Stuart v. Hayden

United States Supreme Court

169 U.S. 1 (1898)

Facts

In Stuart v. Hayden, Stuart owned shares in the Capital National Bank of Lincoln, Nebraska, and was a director and member of its finance committee. Amid concerns about the bank's management, Stuart sold his shares to Gruetter Joers, a furniture dealer, just before the bank closed due to insolvency. The bank's liabilities exceeded its assets substantially, leading to the appointment of a receiver. The receiver aimed to enforce shareholder liability to cover the bank’s debts, contending that Stuart transferred his shares to evade liability, while Stuart claimed he believed the bank was solvent. The original suit was against Stuart, but an amended complaint included Gruetter and Joers.
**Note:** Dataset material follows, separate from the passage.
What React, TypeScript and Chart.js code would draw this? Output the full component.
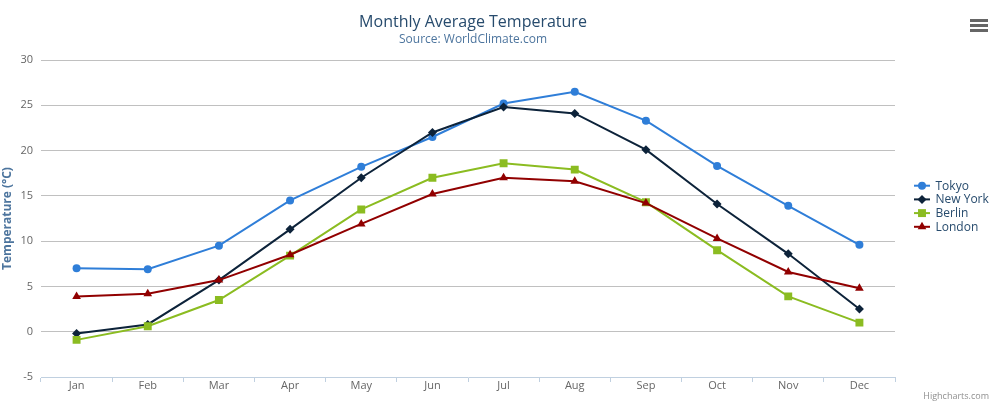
import React, { useEffect, useRef } from "react";
import { Chart, registerables } from "chart.js";

Chart.register(...registerables);

const categories = ["Jan", "Feb", "Mar", "Apr", "May", "Jun", "Jul", "Aug", "Sep", "Oct", "Nov", "Dec"];
const tokyo = [7.0, 6.9, 9.5, 14.5, 18.2, 21.5, 25.2, 26.5, 23.3, 18.3, 13.9, 9.6];
const newYork = [-0.2, 0.8, 5.7, 11.3, 17.0, 22.0, 24.8, 24.1, 20.1, 14.1, 8.6, 2.5];
const berlin = [-0.9, 0.6, 3.5, 8.4, 13.5, 17.0, 18.6, 17.9, 14.3, 9.0, 3.9, 1.0];
const london = [3.9, 4.2, 5.7, 8.5, 11.9, 15.2, 17.0, 16.6, 14.2, 10.3, 6.6, 4.8];
const seriesNames = ["Tokyo", "New York", "Berlin", "London"];
const seriesValues = [tokyo, newYork, berlin, london];
const seriesColors = ["#2f7ed8", "#0d233a", "#8bbc21", "#910000"];
const seriesMarkers = ["circle", "rectRot", "rect", "triangle"];
const markerRadii = [4, 4.5, 5.6, 5];
const yMin = -5;
const yMax = 30;
const yStep = 5;
const titleText = "Monthly Average Temperature";
const subtitleText = "Source: WorldClimate.com";
const yAxisTitle = "Temperature (°C)";
const creditsText = "Highcharts.com";

const FONT = '"Lucida Grande", "Lucida Sans Unicode", "Open Sans", Verdana, sans-serif';

function drawMarker(ctx: CanvasRenderingContext2D, style: string, x: number, y: number, r: number, color: string) {
  ctx.save();
  ctx.fillStyle = color;
  ctx.beginPath();
  if (style === "circle") {
    ctx.arc(x, y, r, 0, Math.PI * 2);
  } else if (style === "rectRot") {
    ctx.moveTo(x, y - r);
    ctx.lineTo(x + r, y);
    ctx.lineTo(x, y + r);
    ctx.lineTo(x - r, y);
    ctx.closePath();
  } else if (style === "rect") {
    const s = r * Math.SQRT1_2;
    ctx.rect(x - s, y - s, 2 * s, 2 * s);
  } else {
    const h = r;
    ctx.moveTo(x, y - h);
    ctx.lineTo(x + Math.sin(Math.PI * 2 / 3) * h, y + h / 2);
    ctx.lineTo(x - Math.sin(Math.PI * 2 / 3) * h, y + h / 2);
    ctx.closePath();
  }
  ctx.fill();
  ctx.restore();
}

const decorPlugin = {
  id: "decor",
  afterDraw(chart: any) {
    const ctx: CanvasRenderingContext2D = chart.ctx;
    ctx.save();
    // title & subtitle
    ctx.textAlign = "center";
    ctx.textBaseline = "middle";
    ctx.fillStyle = "#274b6d";
    ctx.font = `16px ${FONT}`;
    ctx.fillText(titleText, 473, 22);
    ctx.fillStyle = "#4d759e";
    ctx.font = `12px ${FONT}`;
    ctx.fillText(subtitleText, 473, 40);

    // legend
    ctx.textAlign = "left";
    ctx.font = `12px ${FONT}`;
    seriesNames.forEach((name, i) => {
      const y = 185.7 + i * 13.7;
      ctx.strokeStyle = seriesColors[i];
      ctx.lineWidth = 2;
      ctx.beginPath();
      ctx.moveTo(914, y);
      ctx.lineTo(930, y);
      ctx.stroke();
      drawMarker(ctx, seriesMarkers[i], 922, y, markerRadii[i], seriesColors[i]);
      ctx.fillStyle = "#274b6d";
      ctx.fillText(name, 935.5, y + 0.5);
    });

    // menu icon
    ctx.fillStyle = "#666666";
    [19, 24, 29].forEach((y) => ctx.fillRect(970, y, 18, 3));

    // credits
    ctx.textAlign = "right";
    ctx.textBaseline = "alphabetic";
    ctx.fillStyle = "#909090";
    ctx.font = `9px ${FONT}`;
    ctx.fillText(creditsText, 989, 398.5);
    ctx.restore();
  },
};

export default function App() {
  const ref = useRef<HTMLCanvasElement>(null);
  useEffect(() => {
    if (!ref.current) return;
    Chart.defaults.font.family = FONT;
    const chart = new Chart(ref.current, {
      type: "line",
      data: {
        labels: categories,
        datasets: seriesValues.map((vals, i) => ({
          label: seriesNames[i],
          data: vals,
          borderColor: seriesColors[i],
          backgroundColor: seriesColors[i],
          pointBackgroundColor: seriesColors[i],
          pointBorderWidth: 0,
          pointRadius: markerRadii[i],
          pointStyle: seriesMarkers[i] as any,
          borderWidth: 2,
          tension: 0,
          fill: false,
          order: 3 - i,
        })),
      },
      options: {
        responsive: false,
        animation: false,
        layout: { padding: { top: 60, right: 110, left: 0, bottom: 0 } },
        plugins: {
          legend: { display: false },
          title: { display: false },
          tooltip: { enabled: false },
        },
        scales: {
          x: {
            type: "category",
            offset: true,
            afterFit(scale: any) {
              scale.height = 42;
            },
            grid: {
              offset: true,
              drawOnChartArea: false,
              drawTicks: true,
              tickLength: 5,
              color: "#C0D0E0",
            },
            border: { color: "#C0D0E0", width: 1 },
            ticks: {
              color: "#666666",
              font: { size: 11, family: FONT },
              padding: -3,
              maxRotation: 0,
            },
          },
          y: {
            min: yMin,
            max: yMax,
            afterFit(scale: any) {
              scale.width = 41;
            },
            ticks: {
              stepSize: yStep,
              color: "#666666",
              font: { size: 11, family: FONT },
              padding: 8,
            },
            grid: {
              drawTicks: false,
              color: (c: any) => (c.tick && c.tick.value === yMin ? "rgba(0,0,0,0)" : "#C0C0C0"),
              lineWidth: 1,
            },
            border: { display: false },
            title: {
              display: true,
              text: yAxisTitle,
              color: "#4d759e",
              font: { size: 12, weight: "bold", family: FONT },
              padding: { top: 0, bottom: 0 },
            },
          },
        },
      },
      plugins: [decorPlugin],
    });
    return () => chart.destroy();
  }, []);
  return (
    <div style={{ position: "absolute", left: 0, top: 0, width: 1005, height: 419 }}>
      <canvas ref={ref} width={1005} height={419} style={{ display: "block" }} />
    </div>
  );
}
The Circuit Court ruled the transfer fraudulent, reinstated the shares to Stuart, and required him to pay the assessment, while the Circuit Court of Appeals reversed parts of that decision. The case was then appealed to the U.S. Supreme Court.

Issue

The main issue was whether a shareholder could avoid individual liability for a bank's debts by transferring shares when the bank was insolvent or about to fail, with intent to evade such liability.

Holding

(

Harlan, J.

)

The U.S. Supreme Court held that a shareholder cannot escape liability by transferring shares with the intent to avoid statutory liability, especially when aware of the bank's insolvency or impending failure.

Reasoning

The U.S. Supreme Court reasoned that shareholders of a national bank are individually liable for the bank’s obligations to creditors, and that liability attaches when the bank becomes insolvent. The court found that Stuart, as a director and finance committee member, had sufficient knowledge of the bank's failing condition and transferred his stock with the intent to escape liability. The court emphasized that the intent behind the transfer, coupled with knowledge of insolvency, rendered the transfer void against the receiver and creditors. Even if the transferee was solvent, the transferor's intent to evade liability could not be ignored. The court also noted that Gruetter Joers could not seek rescission of the agreement with Stuart without returning the benefits received, further affirming the receiver's right to enforce shareholder liability.